Some government-run efforts like social safety-net schemes to provide temporary succour apart, so far, there are few programmes focused specifically on these unemployed urban youths. Reassuringly, the recently proposed World Bank (WB) fund to be channelled through a government-run project has thrown a lifeline to the unemployed urban youths. If efficiently organised and operated, jobless urban youths including the returnee migrant workers can amply benefit from the project. In fact, amid the dominant discourse of rural-biased schemes either government-sponsored or foreign-aided, the urban youth project, thus conceived, has undoubtedly turned a long-felt attention to a sector that had generally failed to find much favour with the government or multilateral development partners.

Hopefully, the WB-sponsored project would be properly designed and operated by people who are not just government functionaries running one of many such government projects, but have some real knowledge and experience of working with the targeted urban youths.
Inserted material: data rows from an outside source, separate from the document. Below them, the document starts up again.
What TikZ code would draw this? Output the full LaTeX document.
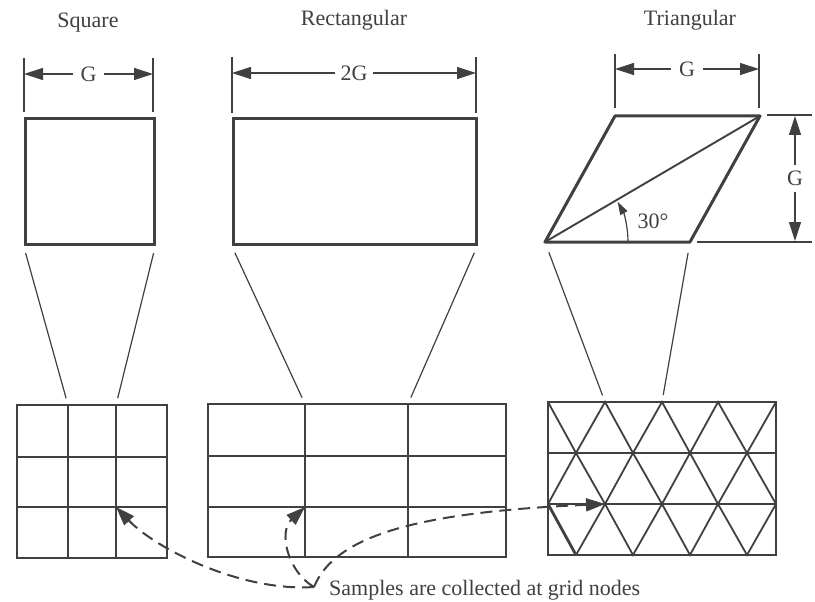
\documentclass[tikz,border=0pt]{standalone}
\usepackage{fontspec}
\setmainfont{Liberation Serif}
\usetikzlibrary{arrows.meta}
\definecolor{ink}{gray}{0.25}

\tikzset{
  frame/.style={draw=ink, line width=3pt, inner sep=0pt},
  gridline/.style={draw=ink, line width=1.8pt},
  thinline/.style={draw=ink, line width=1.2pt},
  dimline/.style={draw=ink, line width=1.2pt},
  dimarrow/.style={dimline, {Triangle[length=19pt,width=12pt]}-{Triangle[length=19pt,width=12pt]}},
  dimlabel/.style={fill=white, text=ink, inner xsep=8pt, inner ysep=2pt, font=\fontsize{22}{26}\selectfont},
  title/.style={text=ink, inner sep=0pt, font=\fontsize{22}{26}\selectfont},
  samplearrow/.style={draw=ink, line width=2pt, dash pattern=on 12pt off 7pt, -{Triangle[length=19pt,width=13pt]}},
}

\begin{document}
\begin{tikzpicture}[x=1pt, y=-1pt]
  \useasboundingbox[fill=white] (0,0) rectangle (815,602);

  % titles
  \node[title, anchor=base] (tsq) at (88,28) {Square};
  \node[title, anchor=base] (trect) at (354,26) {Rectangular};
  \node[title, anchor=base] (ttri) at (690,26) {Triangular};

  % top shapes
  \node[frame, minimum width=129pt, minimum height=125pt] (sqbox) at (89.5,181.5) {};
  \node[frame, minimum width=243pt, minimum height=125pt] (rectbox) at (354.5,181.5) {};

  \coordinate (tl) at (615,116);
  \coordinate (tr) at (760,116);
  \coordinate (bl) at (545,242);
  \coordinate (br) at (690,242);
  \draw[frame, line join=round] (bl) -- (br) -- (tr) -- (tl) -- cycle;
  \draw[ink, line width=1.9pt] (bl) -- (tr);
  \draw[dimline, -{Triangle[length=13pt,width=8pt]}] ([xshift=83pt]bl) arc[start angle=0, end angle=29, radius=83pt];
  \node[title] (ang) at (653,221) {30°};

  % dimensions
  \coordinate (sqdl) at (24,74);
  \coordinate (sqdr) at (153,74);
  \draw[dimline] (24,58) -- (24,112);
  \draw[dimline] (153,58) -- (153,112);
  \draw[dimarrow] (sqdl) -- (sqdr) node[midway, dimlabel] (gsq) {G};

  \coordinate (rdl) at (232,73);
  \coordinate (rdr) at (476,73);
  \draw[dimline] (232,57) -- (232,113);
  \draw[dimline] (476,57) -- (476,113);
  \draw[dimarrow] (rdl) -- (rdr) node[midway, dimlabel, inner xsep=6pt] (grect) {2G};

  \coordinate (tdl) at (615,69);
  \coordinate (tdr) at (759,69);
  \draw[dimline] (615,54) -- (615,108);
  \draw[dimline] (759,54) -- (759,108);
  \draw[dimarrow] (tdl) -- (tdr) node[midway, dimlabel] (gtri) {G};

  \coordinate (tdu) at (795,116);
  \coordinate (tdd) at (795,241);
  \draw[dimline] (767,115) -- (812,115);
  \draw[dimline] (697,242) -- (812,242);
  \draw[dimarrow] (tdu) -- (tdd) node[midway, dimlabel, inner xsep=2pt, inner ysep=6pt] (gside) {G};

  % grid points
  \coordinate (sqa) at (68,405);
  \coordinate (sqb) at (116,405);
  \coordinate (sqnode) at (116,507);
  \coordinate (ra) at (305,404);
  \coordinate (rb) at (408,404);
  \coordinate (rectnode) at (305,507);
  \coordinate (ta) at (605,402);
  \coordinate (tb) at (662,402);
  \coordinate (trinode) at (605,504);

  % zoom lines
  \draw[thinline, shorten <=8pt, shorten >=7pt] (sqbox.south west) -- (sqa);
  \draw[thinline, shorten <=8pt, shorten >=7pt] (sqbox.south east) -- (sqb);
  \draw[thinline, shorten <=8pt, shorten >=7pt] (rectbox.south west) -- (ra);
  \draw[thinline, shorten <=8pt, shorten >=7pt] (rectbox.south east) -- (rb);
  \draw[thinline, shorten <=11pt, shorten >=7pt] (bl) -- (ta);
  \draw[thinline, shorten <=11pt, shorten >=7pt] (br) -- (tb);

  % square grid
  \draw[gridline] (17,405) rectangle (167,558);
  \draw[gridline] (sqa) -- (68,558);
  \draw[gridline] (sqb) -- (116,558);
  \draw[gridline] (17,457) -- (167,457);
  \draw[gridline] (17,507) -- (167,507);

  % rectangular grid
  \draw[gridline] (208,404) rectangle (506,557);
  \draw[gridline] (ra) -- (305,557);
  \draw[gridline] (rb) -- (408,557);
  \draw[gridline] (208,456) -- (506,456);
  \draw[gridline] (208,507) -- (506,507);

  % triangular grid
  \draw[gridline] (548,402) rectangle (776,555);
  \draw[gridline] (548,453) -- (776,453);
  \draw[gridline] (548,504) -- (776,504);
  \draw[gridline] (548,402) -- (576,453) -- (605,402) -- (633,453) -- (662,402) -- (690,453) -- (718,402) -- (747,453) -- (776,402);
  \draw[gridline] (548,504) -- (576,453) -- (605,504) -- (633,453) -- (662,504) -- (690,453) -- (718,504) -- (747,453) -- (776,504);
  \draw[gridline] (605,504) -- (633,555) -- (662,504) -- (690,555) -- (718,504) -- (747,555) -- (776,504);
  \draw[gridline] (576,555) -- (605,504);
  \draw[ink, line width=2.8pt] (548,504) -- (576,555);

  % samples
  \node[title, anchor=base west] (note) at (329,595) {Samples are collected at grid nodes};
  \coordinate (src) at (314,587);
  \draw[samplearrow] (src) .. controls (240,592) and (155,548) .. (sqnode);
  \draw[samplearrow] (src) .. controls (288,572) and (278,532) .. (rectnode);
  \draw[samplearrow] (src) .. controls (335,535) and (420,512) .. (trinode);
\end{tikzpicture}
\end{document}
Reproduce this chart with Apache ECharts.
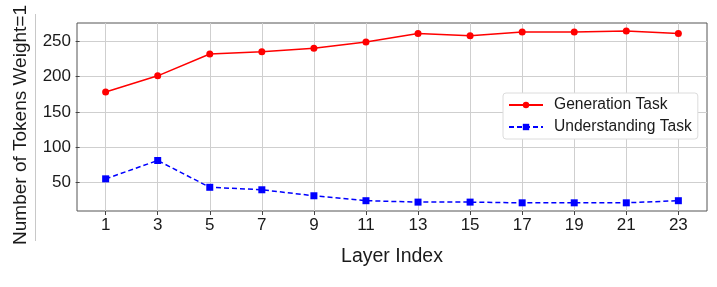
<!DOCTYPE html>
<html>
<head>
<meta charset="utf-8">
<script src="https://cdn.jsdelivr.net/npm/echarts@6/dist/echarts.min.js"></script>
<style>html,body{margin:0;padding:0;background:#fff;}#c{width:717px;height:287px;}</style>
</head>
<body>
<div id="c"></div>
<script>
const layers = [1, 3, 5, 7, 9, 11, 13, 15, 17, 19, 21, 23];
const generation = [178, 201, 232, 235, 240, 249, 261, 258, 263, 263, 264.5, 261];
const understanding = [55, 81, 43, 39.5, 31, 24, 22, 22, 21, 21, 21, 24];
const yTicks = [50, 100, 150, 200, 250];
const seriesNames = ['Generation Task', 'Understanding Task'];

const FONT = 'Liberation Sans, Arial, sans-serif';
const chart = echarts.init(document.getElementById('c'), null, {renderer: 'canvas'});
const pairs = arr => layers.map((l, i) => [l, arr[i]]);

chart.setOption({
  animation: false,
  backgroundColor: '#fff',
  grid: {left: 77, right: 10, top: 23, bottom: 76, show: true, borderColor: '#555', borderWidth: 1, backgroundColor: 'transparent'},
  legend: {
    left: 503, top: 93,
    orient: 'vertical',
    backgroundColor: '#fff',
    borderColor: '#dcdcdc', borderWidth: 1, borderRadius: 3,
    padding: [4, 6, 4, 5],
    itemWidth: 34, itemHeight: 8, itemGap: 6,
    textStyle: {fontFamily: FONT, fontSize: 15.6, color: '#1a1a1a', padding: [0, 0, 0, 6]},
    data: seriesNames
  },
  xAxis: {
    type: 'value', min: -0.1, max: 24.1,
    name: 'Layer Index', nameLocation: 'middle', nameGap: 36,
    nameTextStyle: {fontFamily: FONT, fontSize: 19.5, color: '#1a1a1a'},
    axisLine: {show: false},
    axisTick: {show: true, customValues: layers, length: 4, lineStyle: {color: '#444'}},
    axisLabel: {customValues: layers, fontFamily: FONT, fontSize: 17, color: '#1a1a1a', margin: 6},
    splitLine: {show: true, lineStyle: {color: '#cfcfcf', width: 1}}
  },
  yAxis: {
    type: 'value', min: 9.4, max: 275.9,
    axisLine: {show: false},
    axisTick: {show: true, customValues: yTicks, length: 4, lineStyle: {color: '#444'}},
    axisLabel: {customValues: yTicks, fontFamily: FONT, fontSize: 17, color: '#1a1a1a', margin: 6},
    splitLine: {show: true, lineStyle: {color: '#cfcfcf', width: 1}}
  },
  graphic: [
    {type: 'text', x: 21, y: 125, rotation: Math.PI / 2,
      style: {text: 'Number of Tokens Weight=1', fontFamily: FONT, fontSize: 19, fill: '#1a1a1a', textAlign: 'center', textVerticalAlign: 'middle'}},
    {type: 'line', shape: {x1: 35.5, y1: 14, x2: 35.5, y2: 241}, style: {stroke: '#c8c8c8', lineWidth: 1}}
  ],
  series: [
    {name: seriesNames[0], type: 'line', data: pairs(generation),
      symbol: 'circle', symbolSize: 7, color: '#ff0000',
      lineStyle: {color: '#ff0000', width: 1.5},
      itemStyle: {color: '#ff0000'}},
    {name: seriesNames[1], type: 'line', data: pairs(understanding),
      symbol: 'rect', symbolSize: 7, color: '#0000ff',
      lineStyle: {color: '#0000ff', width: 1.5, type: [5, 3]},
      itemStyle: {color: '#0000ff'}}
  ]
});
</script>
</body>
</html>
That is because the problems and challenges faced by this youth section of the labour market, unlike the other members, are rather complex as around 44 per cent of them, according to the WB,  are employed in the informal sector. Needless to say, the informal sector of our economy is one that is yet to be exhaustively studied and the range of low-income activities ongoing there are still not properly categorised. Add to those the challenge of including the self-employed section of the urban youths who comprise 17 per cent of the entire youth population.

So, the task of addressing this segment of the labour market, the urban youths, would essentially consist in reintegrating them into the mainstream, the labour market proper, through training and job creation.  And so far as the inclusion of the returnee migrant workers in this urban youth-focused project is concerned, the obvious objective would be to ultimately prepare and groom them to find employment in the local job market. While developing any such social reintegration programme for the youths in the informal labour market in question, their status vis-a-vis that of those engaged in the formal labour market needs to be assessed. And, studies show that there is more than 45 per cent income gap between these two categories of workers.

It is important that measures such as skills training are taken for those urban youths in the informal sector to acquire necessary qualifications for formal sector jobs. This may be one of the ways that the project under consideration may adopt to narrow down the income gaps between the two sectors. Especially, the government would be required to support the highly innovative self-employed urban youths over 98 per cent of whom are in the informal sector.